Cluster policy is a rapidly changing policy area that is increasingly losing its formerly clear contours. Recently, new political concepts have been put into practice, such as smart specialisation. These concepts take up essential aspects of the cluster narrative and simultaneously open new ways of promoting regional development. While the evaluation of programmes operating under the new label will have to adapt to the design of the respective programmes, probably little will change in terms of the fundamental challenges facing impact evaluation. Therefore, the ideas expressed here can be transferred to the evaluation of these programmes.

We did scrutinise whether the sample of articles used in this paper is representative for all evaluation studies. To the best of our knowledge, we identified a large share of all publicly available studies.
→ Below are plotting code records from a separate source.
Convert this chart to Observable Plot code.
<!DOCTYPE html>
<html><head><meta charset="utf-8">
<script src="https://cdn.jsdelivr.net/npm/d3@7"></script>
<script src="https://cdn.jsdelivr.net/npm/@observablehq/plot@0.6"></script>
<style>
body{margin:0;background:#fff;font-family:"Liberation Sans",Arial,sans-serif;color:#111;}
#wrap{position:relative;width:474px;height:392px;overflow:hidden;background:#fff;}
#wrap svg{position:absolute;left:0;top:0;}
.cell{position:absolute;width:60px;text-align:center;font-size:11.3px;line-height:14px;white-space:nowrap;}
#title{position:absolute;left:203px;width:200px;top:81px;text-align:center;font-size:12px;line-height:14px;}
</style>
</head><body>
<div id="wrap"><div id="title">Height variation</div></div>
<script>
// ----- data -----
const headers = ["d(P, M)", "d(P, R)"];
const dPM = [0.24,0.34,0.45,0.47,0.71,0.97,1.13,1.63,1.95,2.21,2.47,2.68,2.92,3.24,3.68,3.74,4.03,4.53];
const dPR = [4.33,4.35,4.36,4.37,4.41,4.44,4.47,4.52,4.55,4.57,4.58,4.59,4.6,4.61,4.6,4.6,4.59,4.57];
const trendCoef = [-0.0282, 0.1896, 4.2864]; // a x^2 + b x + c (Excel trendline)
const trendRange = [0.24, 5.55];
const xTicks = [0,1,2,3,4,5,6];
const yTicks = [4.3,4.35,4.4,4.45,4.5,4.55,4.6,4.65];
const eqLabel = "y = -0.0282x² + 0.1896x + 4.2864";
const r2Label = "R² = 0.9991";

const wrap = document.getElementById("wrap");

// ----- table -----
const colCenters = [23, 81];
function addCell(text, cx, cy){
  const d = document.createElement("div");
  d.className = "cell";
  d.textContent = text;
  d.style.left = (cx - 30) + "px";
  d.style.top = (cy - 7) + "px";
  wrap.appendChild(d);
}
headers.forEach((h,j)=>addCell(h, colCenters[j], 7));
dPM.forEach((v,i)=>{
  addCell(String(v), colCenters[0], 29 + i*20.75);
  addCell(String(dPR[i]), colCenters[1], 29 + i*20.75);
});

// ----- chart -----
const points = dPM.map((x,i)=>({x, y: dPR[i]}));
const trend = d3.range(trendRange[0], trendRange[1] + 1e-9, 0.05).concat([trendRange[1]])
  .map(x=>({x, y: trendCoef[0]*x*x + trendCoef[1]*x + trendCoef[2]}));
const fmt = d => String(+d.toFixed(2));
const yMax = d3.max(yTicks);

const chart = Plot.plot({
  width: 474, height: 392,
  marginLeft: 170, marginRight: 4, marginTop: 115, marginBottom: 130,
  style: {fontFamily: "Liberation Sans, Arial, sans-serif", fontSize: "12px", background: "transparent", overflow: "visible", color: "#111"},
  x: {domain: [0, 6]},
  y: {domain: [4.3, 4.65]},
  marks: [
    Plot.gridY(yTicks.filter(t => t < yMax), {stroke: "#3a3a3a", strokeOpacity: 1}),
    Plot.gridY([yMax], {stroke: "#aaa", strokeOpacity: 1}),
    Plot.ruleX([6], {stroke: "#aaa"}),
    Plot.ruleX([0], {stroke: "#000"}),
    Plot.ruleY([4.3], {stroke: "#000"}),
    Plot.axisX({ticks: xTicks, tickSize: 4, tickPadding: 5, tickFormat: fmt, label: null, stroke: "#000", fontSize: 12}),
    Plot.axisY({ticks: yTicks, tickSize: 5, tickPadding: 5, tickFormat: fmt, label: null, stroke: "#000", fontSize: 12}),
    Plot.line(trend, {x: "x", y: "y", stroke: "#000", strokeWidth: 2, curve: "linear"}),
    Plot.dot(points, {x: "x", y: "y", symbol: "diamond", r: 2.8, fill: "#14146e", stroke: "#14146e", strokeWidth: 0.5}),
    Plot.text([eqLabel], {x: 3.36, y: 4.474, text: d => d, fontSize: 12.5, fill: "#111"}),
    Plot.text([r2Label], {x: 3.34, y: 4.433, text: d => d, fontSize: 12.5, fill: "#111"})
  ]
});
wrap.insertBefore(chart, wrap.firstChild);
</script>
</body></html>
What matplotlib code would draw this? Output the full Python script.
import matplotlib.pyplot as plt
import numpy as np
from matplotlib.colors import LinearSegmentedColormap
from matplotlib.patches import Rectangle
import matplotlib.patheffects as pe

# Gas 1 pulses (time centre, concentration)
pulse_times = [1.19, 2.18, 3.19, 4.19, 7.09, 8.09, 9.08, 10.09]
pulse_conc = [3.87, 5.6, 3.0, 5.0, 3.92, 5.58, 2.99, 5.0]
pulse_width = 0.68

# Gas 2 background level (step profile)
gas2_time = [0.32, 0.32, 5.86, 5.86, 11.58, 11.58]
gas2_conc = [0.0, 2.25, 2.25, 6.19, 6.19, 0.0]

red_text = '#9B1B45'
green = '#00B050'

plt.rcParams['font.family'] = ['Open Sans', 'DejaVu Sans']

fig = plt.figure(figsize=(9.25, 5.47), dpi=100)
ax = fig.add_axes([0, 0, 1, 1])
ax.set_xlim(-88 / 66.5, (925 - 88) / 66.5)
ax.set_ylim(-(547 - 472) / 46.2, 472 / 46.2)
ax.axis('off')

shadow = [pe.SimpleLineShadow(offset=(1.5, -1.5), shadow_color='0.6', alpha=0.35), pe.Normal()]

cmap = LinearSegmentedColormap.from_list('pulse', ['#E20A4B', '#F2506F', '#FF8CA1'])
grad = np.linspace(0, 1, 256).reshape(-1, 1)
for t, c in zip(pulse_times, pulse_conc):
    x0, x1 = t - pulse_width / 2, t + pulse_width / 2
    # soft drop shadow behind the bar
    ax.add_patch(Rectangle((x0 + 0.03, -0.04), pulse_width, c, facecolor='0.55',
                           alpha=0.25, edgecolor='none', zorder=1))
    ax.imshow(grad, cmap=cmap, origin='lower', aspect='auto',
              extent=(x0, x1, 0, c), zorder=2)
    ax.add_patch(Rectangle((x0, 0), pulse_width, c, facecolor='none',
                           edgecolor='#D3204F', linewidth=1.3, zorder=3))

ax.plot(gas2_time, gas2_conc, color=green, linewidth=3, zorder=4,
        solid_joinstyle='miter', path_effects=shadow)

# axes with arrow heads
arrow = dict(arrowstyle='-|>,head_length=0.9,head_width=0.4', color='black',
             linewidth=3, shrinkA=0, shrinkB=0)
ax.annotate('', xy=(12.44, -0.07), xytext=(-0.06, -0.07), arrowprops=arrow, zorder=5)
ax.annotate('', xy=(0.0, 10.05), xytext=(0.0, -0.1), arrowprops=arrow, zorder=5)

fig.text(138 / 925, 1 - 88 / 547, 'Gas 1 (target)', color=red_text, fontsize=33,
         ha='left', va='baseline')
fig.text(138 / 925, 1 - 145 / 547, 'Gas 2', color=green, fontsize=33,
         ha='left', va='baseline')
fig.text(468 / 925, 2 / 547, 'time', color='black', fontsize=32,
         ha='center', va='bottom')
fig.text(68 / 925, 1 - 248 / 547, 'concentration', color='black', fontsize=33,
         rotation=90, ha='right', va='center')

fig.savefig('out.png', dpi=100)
However, there are some commissioned studies that are not available to the public. Due to our approach in identifying relevant research (see Section 1), we are quite sure that the picture we present here is representative of all publicly available evaluation studies on cluster policy. While the contribution of this paper lies in addressing various critical aspects in impact evaluation, the paper finds its limits in the specification of proposals for the further development of methodological approaches. This is precisely where there is a need for future evaluators to play a decisive role. A second path to more elaborate impact evaluations lies in the further development of the evaluation culture in Germany.

If we draw a balance of our critical review of German cluster policy evaluations, we find useful information on the effects of cluster policy, but also significant weaknesses. Against this backdrop, a methodological rethinking with respect to cluster policy impact analyses appears appropriate. Cluster policy, in its more promising variants, is essentially a systemic approach to policy. One core result of this literature survey is that the impact of a cluster programme can only occur after long periods of time. Hence, ex post evaluations should be an integral part of evaluation work. This long-term perspective can and should complement ongoing and mid-term evaluations. Long-term processes of the gradual emergence, growth, decline and transformation of clusters based on both high-quality case studies and quantitative approaches deserve far more attention than they have received so far.